PROBLEM TO SOLVE: Return the records from the first line through the line containing "ax.set_ylim(0, 2.0e6)", and leave out the pictures.

Items listed in a dataset:
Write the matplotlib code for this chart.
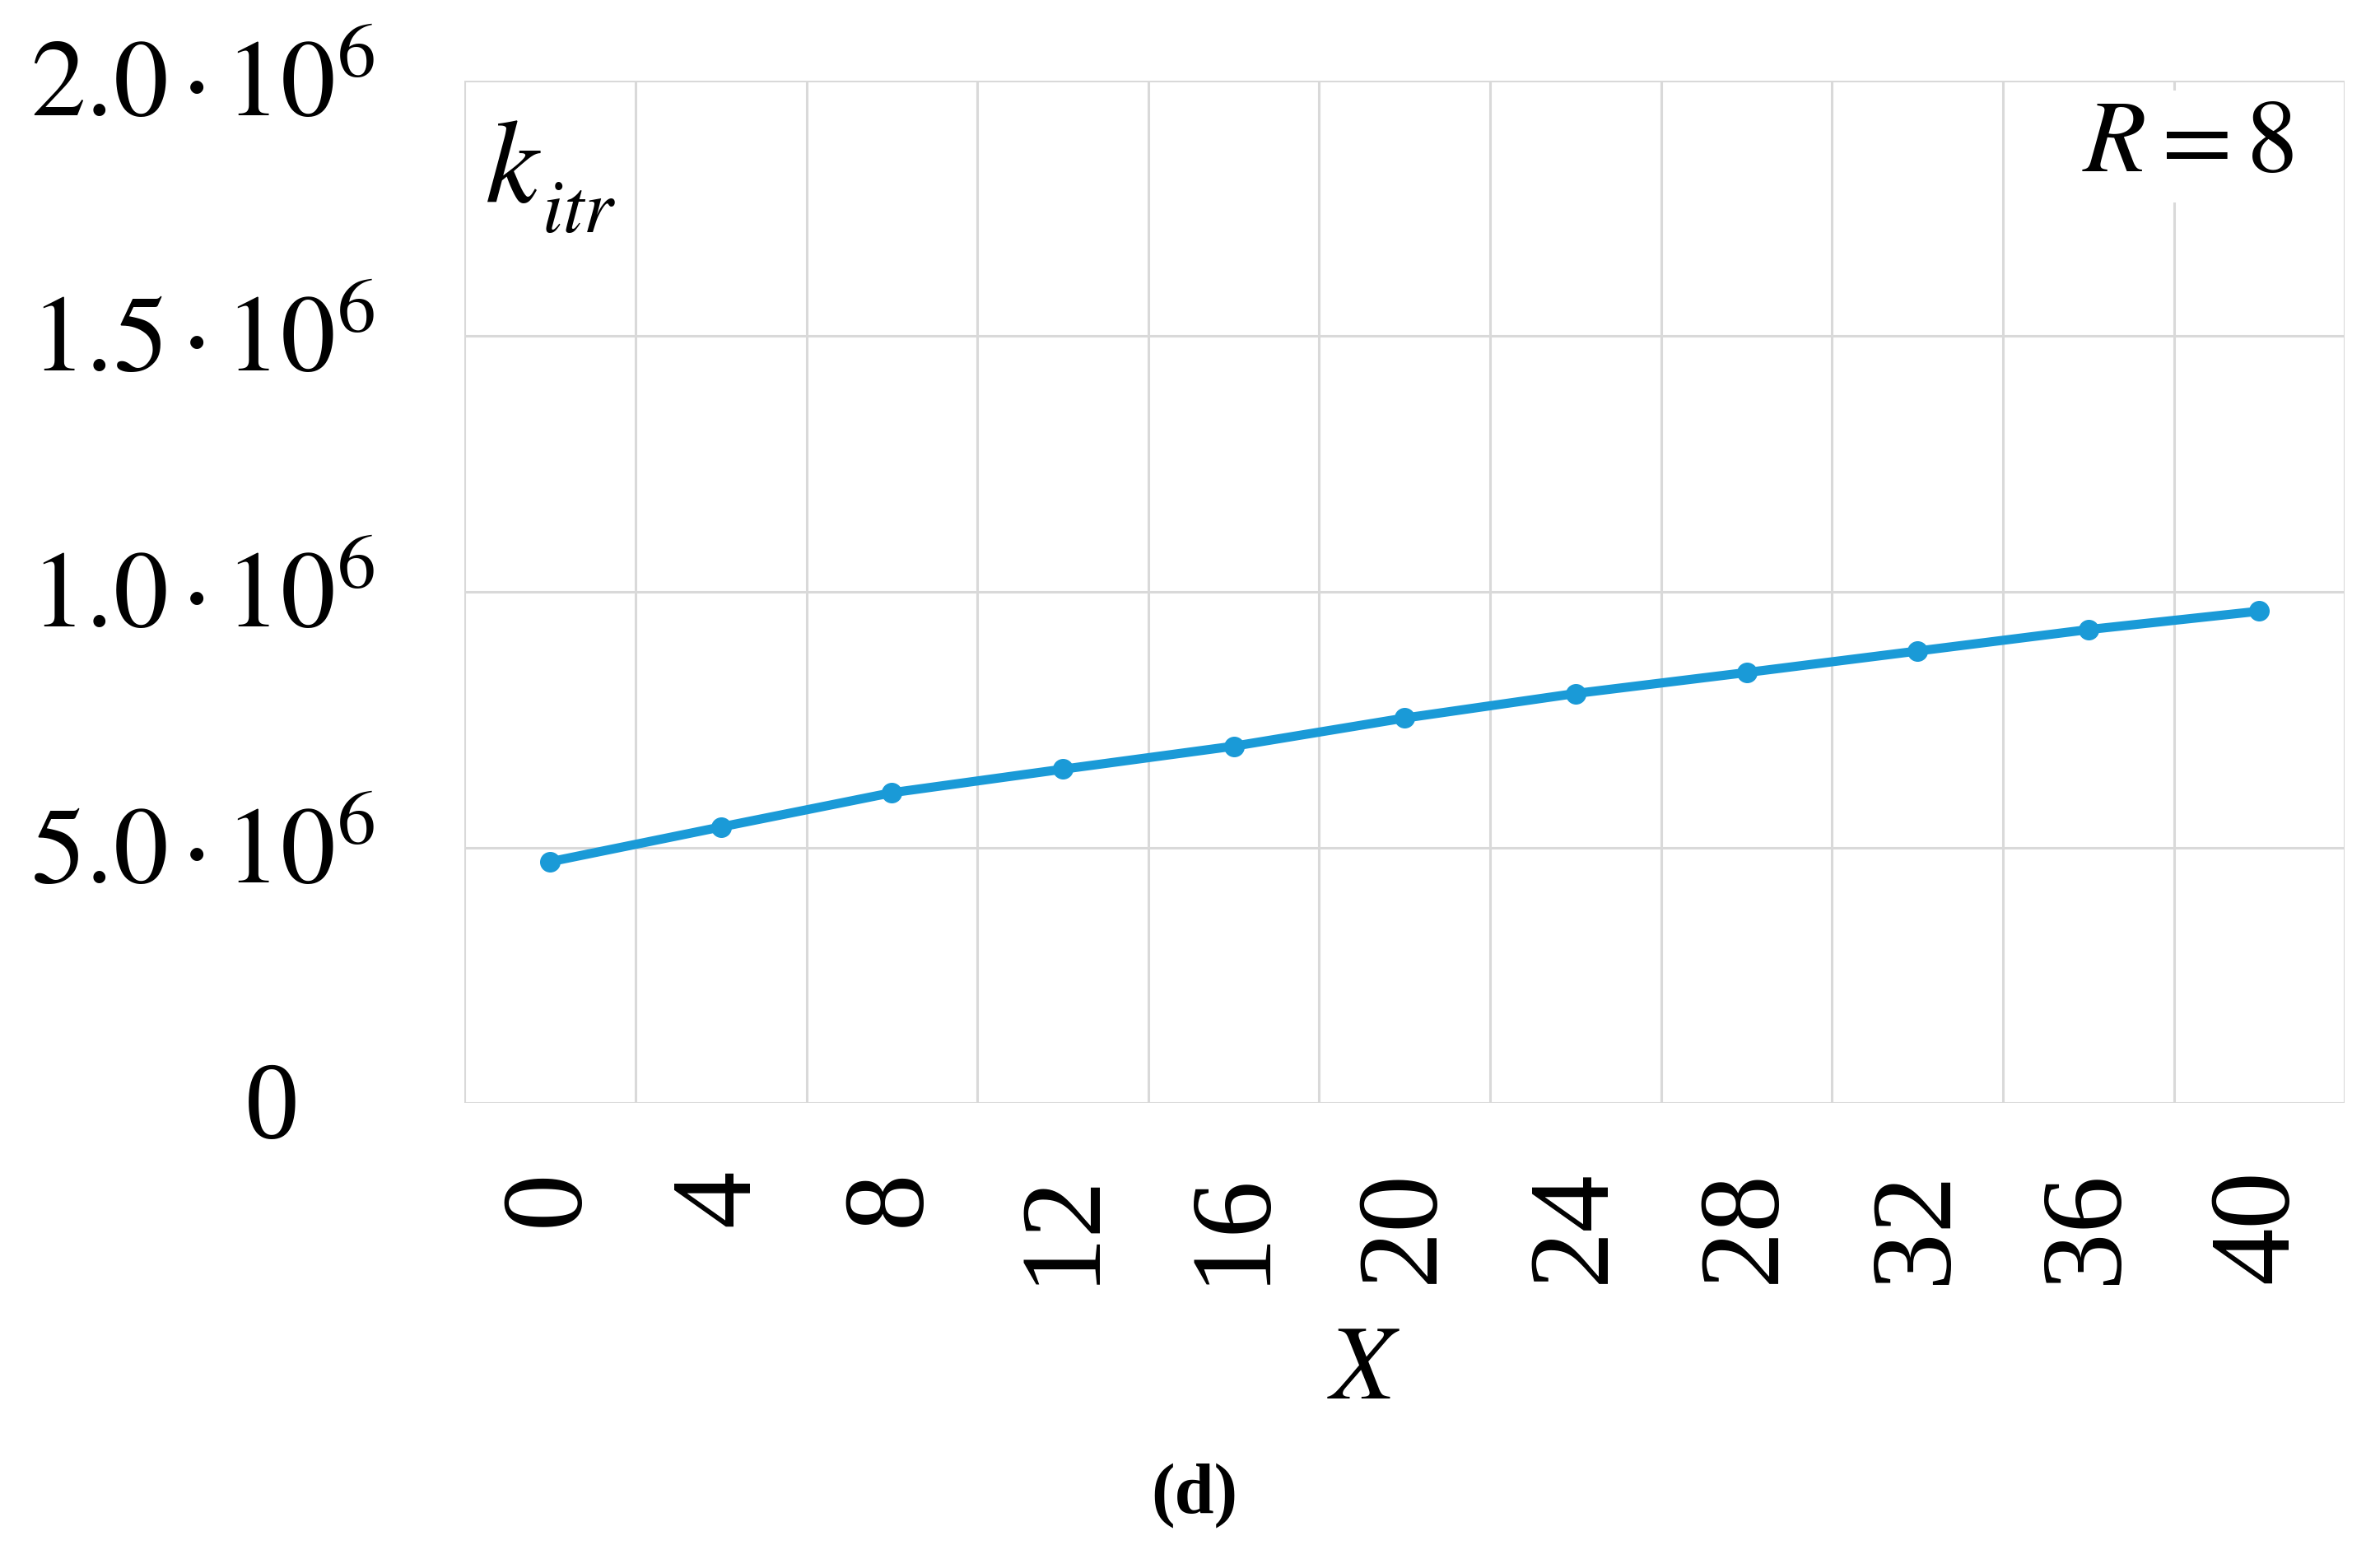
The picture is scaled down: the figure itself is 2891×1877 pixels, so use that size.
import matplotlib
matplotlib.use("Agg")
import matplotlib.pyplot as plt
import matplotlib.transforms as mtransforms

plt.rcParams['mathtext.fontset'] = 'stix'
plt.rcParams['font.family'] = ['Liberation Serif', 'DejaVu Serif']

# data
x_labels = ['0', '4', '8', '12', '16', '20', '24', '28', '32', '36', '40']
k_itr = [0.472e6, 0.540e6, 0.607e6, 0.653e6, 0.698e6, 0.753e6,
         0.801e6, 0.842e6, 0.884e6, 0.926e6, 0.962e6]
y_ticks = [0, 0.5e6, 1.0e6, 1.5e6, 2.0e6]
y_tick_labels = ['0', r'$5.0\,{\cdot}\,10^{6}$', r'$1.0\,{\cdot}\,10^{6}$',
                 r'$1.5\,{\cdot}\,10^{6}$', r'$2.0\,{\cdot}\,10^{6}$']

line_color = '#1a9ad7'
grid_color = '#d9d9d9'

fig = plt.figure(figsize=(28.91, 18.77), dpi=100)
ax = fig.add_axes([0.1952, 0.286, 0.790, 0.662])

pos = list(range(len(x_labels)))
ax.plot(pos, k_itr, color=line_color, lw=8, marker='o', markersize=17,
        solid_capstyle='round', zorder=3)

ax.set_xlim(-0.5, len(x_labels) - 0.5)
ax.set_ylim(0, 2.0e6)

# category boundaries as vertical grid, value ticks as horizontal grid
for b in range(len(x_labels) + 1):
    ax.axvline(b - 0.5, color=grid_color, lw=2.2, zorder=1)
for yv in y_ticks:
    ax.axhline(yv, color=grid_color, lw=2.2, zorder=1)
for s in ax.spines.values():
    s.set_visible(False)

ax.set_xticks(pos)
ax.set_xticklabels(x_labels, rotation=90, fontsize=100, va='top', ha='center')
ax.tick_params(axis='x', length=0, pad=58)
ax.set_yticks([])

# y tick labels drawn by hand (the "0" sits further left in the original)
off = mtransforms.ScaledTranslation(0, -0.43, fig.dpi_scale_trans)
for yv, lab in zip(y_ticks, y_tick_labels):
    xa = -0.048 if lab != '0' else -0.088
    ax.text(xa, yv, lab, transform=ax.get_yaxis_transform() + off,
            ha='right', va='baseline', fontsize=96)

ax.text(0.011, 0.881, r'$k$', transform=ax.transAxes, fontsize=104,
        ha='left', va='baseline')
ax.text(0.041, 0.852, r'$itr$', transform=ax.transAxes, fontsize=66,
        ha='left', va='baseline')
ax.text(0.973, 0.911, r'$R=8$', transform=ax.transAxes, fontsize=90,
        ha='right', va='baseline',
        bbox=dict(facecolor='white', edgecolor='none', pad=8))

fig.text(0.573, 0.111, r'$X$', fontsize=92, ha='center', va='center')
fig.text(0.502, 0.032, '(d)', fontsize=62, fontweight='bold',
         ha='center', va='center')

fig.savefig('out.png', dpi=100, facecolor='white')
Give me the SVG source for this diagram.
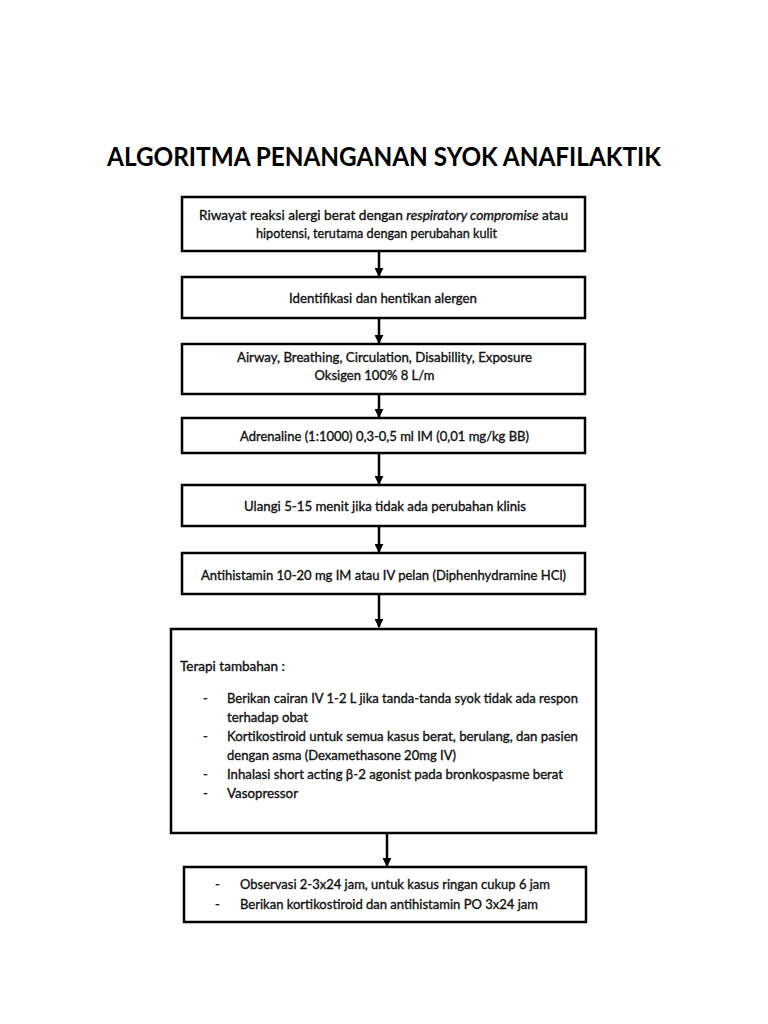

ANSWER:
Write the matplotlib code for this chart.
The picture is scaled down: the figure itself is 2891×1877 pixels, so use that size.
import matplotlib
matplotlib.use("Agg")
import matplotlib.pyplot as plt
import matplotlib.transforms as mtransforms

plt.rcParams['mathtext.fontset'] = 'stix'
plt.rcParams['font.family'] = ['Liberation Serif', 'DejaVu Serif']

# data
x_labels = ['0', '4', '8', '12', '16', '20', '24', '28', '32', '36', '40']
k_itr = [0.472e6, 0.540e6, 0.607e6, 0.653e6, 0.698e6, 0.753e6,
         0.801e6, 0.842e6, 0.884e6, 0.926e6, 0.962e6]
y_ticks = [0, 0.5e6, 1.0e6, 1.5e6, 2.0e6]
y_tick_labels = ['0', r'$5.0\,{\cdot}\,10^{6}$', r'$1.0\,{\cdot}\,10^{6}$',
                 r'$1.5\,{\cdot}\,10^{6}$', r'$2.0\,{\cdot}\,10^{6}$']

line_color = '#1a9ad7'
grid_color = '#d9d9d9'

fig = plt.figure(figsize=(28.91, 18.77), dpi=100)
ax = fig.add_axes([0.1952, 0.286, 0.790, 0.662])

pos = list(range(len(x_labels)))
ax.plot(pos, k_itr, color=line_color, lw=8, marker='o', markersize=17,
        solid_capstyle='round', zorder=3)

ax.set_xlim(-0.5, len(x_labels) - 0.5)
ax.set_ylim(0, 2.0e6)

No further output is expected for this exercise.